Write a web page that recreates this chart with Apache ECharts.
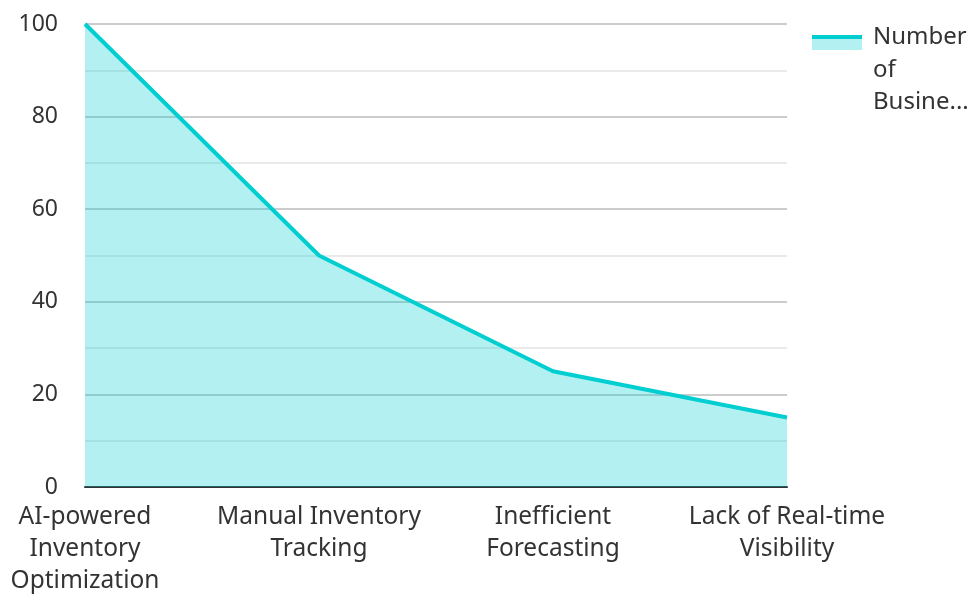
<!DOCTYPE html>
<html>
<head>
<meta charset="utf-8">
<script src="https://cdn.jsdelivr.net/npm/echarts@6/dist/echarts.min.js"></script>
<style>
  html, body { margin: 0; padding: 0; background: #fff; }
  #chart { width: 973px; height: 597px; }
</style>
</head>
<body>
<div id="chart"></div>
<script>
// Challenges in inventory management, by number of businesses
const categories = [
  'AI-powered\nInventory\nOptimization',
  'Manual Inventory\nTracking',
  'Inefficient\nForecasting',
  'Lack of Real-time\nVisibility'
];
const seriesName = 'Number of Businesses';
const legendLabel = 'Number\nof\nBusine...';
const businessCounts = [100, 50, 25, 15];
const yTicks = { min: 0, max: 100, interval: 20 };

const FONT = '"Noto Sans", sans-serif';
const LINE = '#00CED1';
const AREA = '#b3f0f1';

// Legend swatch: a thick line on top of a pale area block, placed in the
// upper part of a tall item so it sits beside the first text line.
const legendSwatch = new echarts.graphic.LinearGradient(0, 0, 0, 1, [
  { offset: 0, color: 'rgba(255,255,255,0)' },
  { offset: 13 / 96, color: 'rgba(255,255,255,0)' },
  { offset: 13 / 96, color: LINE },
  { offset: 17 / 96, color: LINE },
  { offset: 17 / 96, color: AREA },
  { offset: 28 / 96, color: AREA },
  { offset: 28 / 96, color: 'rgba(255,255,255,0)' },
  { offset: 1, color: 'rgba(255,255,255,0)' }
]);

const chart = echarts.init(document.getElementById('chart'), null, { renderer: 'canvas' });

chart.setOption({
  animation: false,
  textStyle: { fontFamily: FONT },
  grid: { left: 85, right: 186, top: 24, bottom: 105, containLabel: false },
  legend: {
    left: 812,
    top: 21,
    padding: 0,
    orient: 'vertical',
    icon: 'rect',
    itemWidth: 50,
    itemHeight: 96,
    itemStyle: { color: legendSwatch, borderWidth: 0 },
    textStyle: { fontFamily: FONT, fontSize: 24, color: '#333', lineHeight: 32.5, padding: [0, 0, 0, 6] },
    formatter: function () { return legendLabel; },
    data: [seriesName]
  },
  xAxis: {
    type: 'category',
    boundaryGap: false,
    data: categories,
    axisLine: { show: true, lineStyle: { color: '#333', width: 2 } },
    axisTick: { show: false },
    axisLabel: {
      fontFamily: FONT, fontSize: 24.5, color: '#333', lineHeight: 32,
      margin: 14, interval: 0
    },
    splitLine: { show: false }
  },
  yAxis: {
    type: 'value',
    min: yTicks.min,
    max: yTicks.max,
    interval: yTicks.interval,
    axisLine: { show: false },
    axisTick: { show: false },
    axisLabel: { fontFamily: FONT, fontSize: 23, color: '#333', margin: 27 },
    splitLine: { show: true, lineStyle: { color: '#cccccc', width: 2 } },
    minorTick: { show: false, splitNumber: 2 },
    minorSplitLine: { show: true, lineStyle: { color: '#e3e3e3', width: 1.5 } }
  },
  series: [{
    name: seriesName,
    type: 'line',
    data: businessCounts,
    symbol: 'none',
    lineStyle: { color: LINE, width: 4 },
    itemStyle: { color: LINE },
    areaStyle: { color: LINE, opacity: 0.3 }
  }]
});
</script>
</body>
</html>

*-*-*

__Given request__: Print out the lines exactly, skipping any picture.

__Correct answer__:
Write a web page that recreates this chart with Apache ECharts.
<!DOCTYPE html>
<html>
<head>
<meta charset="utf-8">
<script src="https://cdn.jsdelivr.net/npm/echarts@6/dist/echarts.min.js"></script>
<style>
  html, body { margin: 0; padding: 0; background: #fff; }
  #chart { width: 973px; height: 597px; }
</style>
</head>
<body>
<div id="chart"></div>
<script>
// Challenges in inventory management, by number of businesses
const categories = [
  'AI-powered\nInventory\nOptimization',
  'Manual Inventory\nTracking',
  'Inefficient\nForecasting',
  'Lack of Real-time\nVisibility'
];
const seriesName = 'Number of Businesses';
const legendLabel = 'Number\nof\nBusine...';
const businessCounts = [100, 50, 25, 15];
const yTicks = { min: 0, max: 100, interval: 20 };

const FONT = '"Noto Sans", sans-serif';
const LINE = '#00CED1';
const AREA = '#b3f0f1';

// Legend swatch: a thick line on top of a pale area block, placed in the
// upper part of a tall item so it sits beside the first text line.
const legendSwatch = new echarts.graphic.LinearGradient(0, 0, 0, 1, [
  { offset: 0, color: 'rgba(255,255,255,0)' },
  { offset: 13 / 96, color: 'rgba(255,255,255,0)' },
  { offset: 13 / 96, color: LINE },
  { offset: 17 / 96, color: LINE },
  { offset: 17 / 96, color: AREA },
  { offset: 28 / 96, color: AREA },
  { offset: 28 / 96, color: 'rgba(255,255,255,0)' },
  { offset: 1, color: 'rgba(255,255,255,0)' }
]);

const chart = echarts.init(document.getElementById('chart'), null, { renderer: 'canvas' });

chart.setOption({
  animation: false,
  textStyle: { fontFamily: FONT },
  grid: { left: 85, right: 186, top: 24, bottom: 105, containLabel: false },
  legend: {
    left: 812,
    top: 21,
    padding: 0,
    orient: 'vertical',
    icon: 'rect',
    itemWidth: 50,
    itemHeight: 96,
    itemStyle: { color: legendSwatch, borderWidth: 0 },
    textStyle: { fontFamily: FONT, fontSize: 24, color: '#333', lineHeight: 32.5, padding: [0, 0, 0, 6] },
    formatter: function () { return legendLabel; },
    data: [seriesName]
  },
  xAxis: {
    type: 'category',
    boundaryGap: false,
    data: categories,
    axisLine: { show: true, lineStyle: { color: '#333', width: 2 } },
    axisTick: { show: false },
    axisLabel: {
      fontFamily: FONT, fontSize: 24.5, color: '#333', lineHeight: 32,
      margin: 14, interval: 0
    },
    splitLine: { show: false }
  },
  yAxis: {
    type: 'value',
    min: yTicks.min,
    max: yTicks.max,
    interval: yTicks.interval,
    axisLine: { show: false },
    axisTick: { show: false },
    axisLabel: { fontFamily: FONT, fontSize: 23, color: '#333', margin: 27 },
    splitLine: { show: true, lineStyle: { color: '#cccccc', width: 2 } },
    minorTick: { show: false, splitNumber: 2 },
    minorSplitLine: { show: true, lineStyle: { color: '#e3e3e3', width: 1.5 } }
  },
  series: [{
    name: seriesName,
    type: 'line',
    data: businessCounts,
    symbol: 'none',
    lineStyle: { color: LINE, width: 4 },
    itemStyle: { color: LINE },
    areaStyle: { color: LINE, opacity: 0.3 }
  }]
});
</script>
</body>
</html>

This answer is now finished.